The Constitution has an unrelenting commitment to the protection of personal liberty

Gazebo at the Central Mental Hospital, via the CMH websiteAnother quotable quote from Hogan J, this time about the right to personal liberty in Bunreacht na hÉireann.

Article 40.4 provides:

1° No citizen shall be deprived of his personal liberty save in accordance with law.

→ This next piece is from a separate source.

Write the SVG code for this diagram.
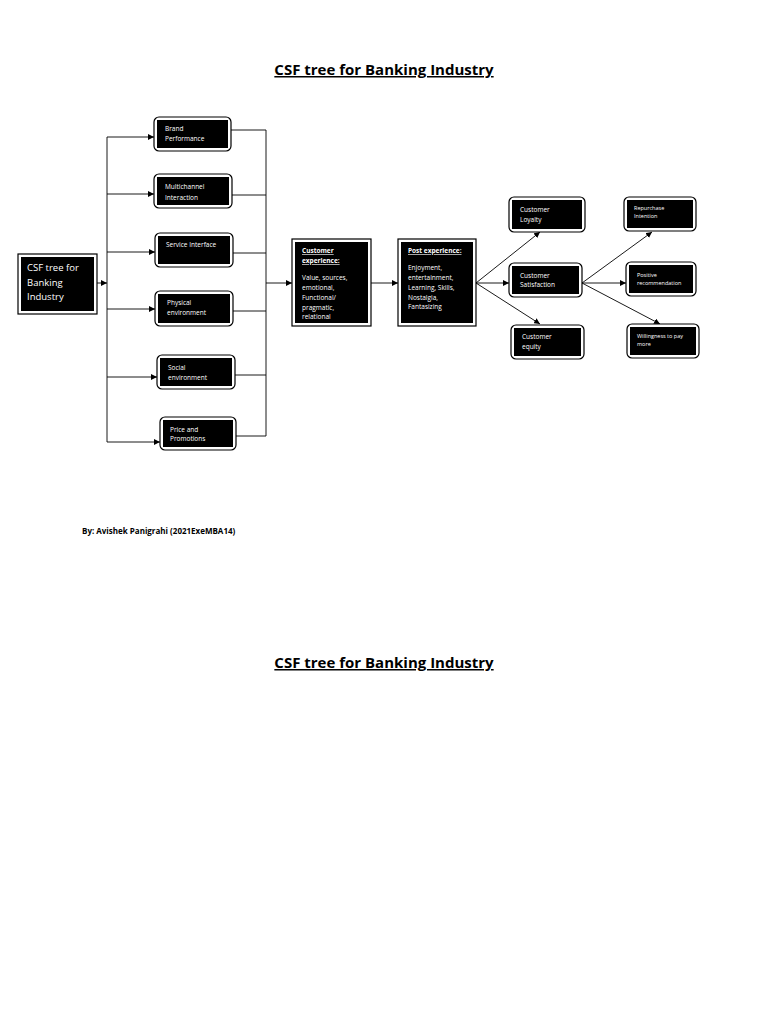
<svg xmlns="http://www.w3.org/2000/svg" width="768" height="1024" viewBox="0 0 768 1024">
<style>
.t{font-family:"Open Sans","Liberation Sans",sans-serif;fill:#fff;font-size:6.5px}
.o{fill:#fff;stroke:#000;stroke-width:1.2}
.i{fill:#000}
.c{stroke:#000;stroke-width:0.9;fill:none}
.h{font-family:"Open Sans","Liberation Sans",sans-serif;font-weight:bold;font-size:15px;text-decoration:underline}
</style>
<defs><marker id="a" markerWidth="6" markerHeight="6" refX="6" refY="3" orient="auto" markerUnits="userSpaceOnUse"><path d="M0,0L6,3L0,6z"/></marker></defs>
<rect width="768" height="1024" fill="#fff"/>
<text class="h" x="384" y="75" text-anchor="middle">CSF tree for Banking Industry</text>
<text class="h" x="384" y="668" text-anchor="middle">CSF tree for Banking Industry</text>
<text x="82" y="534" style="font-family:'Open Sans','Liberation Sans',sans-serif;font-weight:bold;font-size:8px">By: Avishek Panigrahi (2021ExeMBA14)</text>
<g id="connectors" class="c">
<path d="M97,283H107" marker-end="url(#a)"/>
<path d="M107,137V442"/>
<path d="M107,137H154" marker-end="url(#a)"/>
<path d="M107,194H154" marker-end="url(#a)"/>
<path d="M107,252H155" marker-end="url(#a)"/>
<path d="M107,309H155" marker-end="url(#a)"/>
<path d="M107,377H157" marker-end="url(#a)"/>
<path d="M107,442H160" marker-end="url(#a)"/>
<path d="M231,130H266V436H236"/>
<path d="M232,195H266M233,253H266M233,311H266M235,375H266"/>
<path d="M266,283H292" marker-end="url(#a)"/>
<path d="M371,283H398" marker-end="url(#a)"/>
<path d="M476,283L540,232" marker-end="url(#a)"/>
<path d="M476,283H509" marker-end="url(#a)"/>
<path d="M476,283L540,324" marker-end="url(#a)"/>
<path d="M582,283L652,232" marker-end="url(#a)"/>
<path d="M582,283H626" marker-end="url(#a)"/>
<path d="M582,283L660,324" marker-end="url(#a)"/>
</g>
<g id="root"><rect x="18" y="254" width="79" height="60" class="o"/><rect x="21" y="257" width="73" height="54" class="i"/>
<text class="t" style="font-size:9.5px"><tspan x="27" y="271">CSF tree for</tspan><tspan x="27" y="286">Banking</tspan><tspan x="27" y="300">Industry</tspan></text></g>
<g id="brand"><rect x="154" y="117" width="77" height="34" rx="5" class="o"/><rect x="157" y="120" width="71" height="28" class="i"/><text class="t"><tspan x="165" y="131">Brand</tspan><tspan x="165" y="141">Performance</tspan></text></g>
<g id="multi"><rect x="154" y="174" width="78" height="34" rx="5" class="o"/><rect x="157" y="177" width="72" height="28" class="i"/><text class="t"><tspan x="165" y="189">Multichannel</tspan><tspan x="165" y="200">Interaction</tspan></text></g>
<g id="service"><rect x="155" y="233" width="78" height="34" rx="5" class="o"/><rect x="158" y="236" width="72" height="28" class="i"/><text class="t"><tspan x="166" y="247">Service Interface</tspan></text></g>
<g id="physical"><rect x="155" y="291" width="78" height="35" rx="5" class="o"/><rect x="158" y="294" width="72" height="29" class="i"/><text class="t"><tspan x="167" y="305">Physical</tspan><tspan x="167" y="315">environment</tspan></text></g>
<g id="social"><rect x="157" y="355" width="78" height="34" rx="5" class="o"/><rect x="160" y="358" width="72" height="28" class="i"/><text class="t"><tspan x="168" y="370">Social</tspan><tspan x="168" y="380">environment</tspan></text></g>
<g id="price"><rect x="160" y="417" width="76" height="33" rx="5" class="o"/><rect x="163" y="420" width="70" height="27" class="i"/><text class="t"><tspan x="170" y="432">Price and</tspan><tspan x="170" y="441">Promotions</tspan></text></g>
<g id="cx"><rect x="292" y="239" width="79" height="87" class="o"/><rect x="295" y="242" width="73" height="81" class="i"/>
<text class="t" style="font-weight:bold;text-decoration:underline"><tspan x="302" y="253">Customer</tspan><tspan x="302" y="263">experience:</tspan></text>
<text class="t"><tspan x="302" y="280">Value, sources,</tspan><tspan x="302" y="290">emotional,</tspan><tspan x="302" y="300">Functional/</tspan><tspan x="302" y="310">pragmatic,</tspan><tspan x="302" y="319">relational</tspan></text></g>
<g id="post"><rect x="398" y="239" width="78" height="87" class="o"/><rect x="401" y="242" width="72" height="81" class="i"/>
<text class="t" style="font-weight:bold;text-decoration:underline"><tspan x="408" y="253">Post experience:</tspan></text>
<text class="t"><tspan x="408" y="270">Enjoyment,</tspan><tspan x="408" y="280">entertainment,</tspan><tspan x="408" y="290">Learning, Skills,</tspan><tspan x="408" y="300">Nostalgia,</tspan><tspan x="408" y="309">Fantasizing</tspan></text></g>
<g id="loyalty"><rect x="509" y="197" width="76" height="35" rx="5" class="o"/><rect x="512" y="200" width="70" height="29" class="i"/><text class="t"><tspan x="520" y="212">Customer</tspan><tspan x="520" y="222">Loyalty</tspan></text></g>
<g id="satisfaction"><rect x="509" y="263" width="73" height="34" rx="5" class="o"/><rect x="512" y="266" width="67" height="28" class="i"/><text class="t"><tspan x="520" y="278">Customer</tspan><tspan x="520" y="287">Satisfaction</tspan></text></g>
<g id="equity"><rect x="511" y="325" width="73" height="34" rx="5" class="o"/><rect x="514" y="328" width="67" height="28" class="i"/><text class="t"><tspan x="522" y="339">Customer</tspan><tspan x="522" y="349">equity</tspan></text></g>
<g id="repurchase"><rect x="624" y="197" width="72" height="34" rx="5" class="o"/><rect x="627" y="200" width="66" height="28" class="i"/><text class="t" style="font-size:5.5px"><tspan x="634" y="210">Repurchase</tspan><tspan x="634" y="218">Intention</tspan></text></g>
<g id="positive"><rect x="626" y="262" width="70" height="34" rx="5" class="o"/><rect x="629" y="265" width="64" height="28" class="i"/><text class="t" style="font-size:5.5px"><tspan x="637" y="277">Positive</tspan><tspan x="637" y="285">recommendation</tspan></text></g>
<g id="willingness"><rect x="627" y="324" width="72" height="34" rx="5" class="o"/><rect x="630" y="327" width="66" height="28" class="i"/><text class="t" style="font-size:5.5px"><tspan x="637" y="338">Willingness to pay</tspan><tspan x="637" y="346">more</tspan></text></g>
</svg>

2° Upon complaint being made by or on behalf of any person to the High Court or any judge thereof alleging that such person is being unlawfully detained, the High Court and any and every judge thereof to whom such complaint is made shall forthwith enquire into the said complaint and may order the person in whose custody such person is detained to produce the body of such person before the High Court on a named day and to certify in writing the grounds of his detention, and the High Court shall, upon the body of such person being produced before that Court and after giving the person in whose custody he is detained an opportunity of justifying the detention, order the release of such person from such detention unless satisfied that he is being detained in accordance with the law.

In FX v Clinical Director of the Central Mental Hospital [2012] IEHC 272 (03 July 2012) Hogan J held:

19. It may be that … the jurisdiction under Article 40.4.2 is a singular one, yet if this is so, let this be its own tribute to the Constitution’s unrelenting commitment to the protection of personal liberty.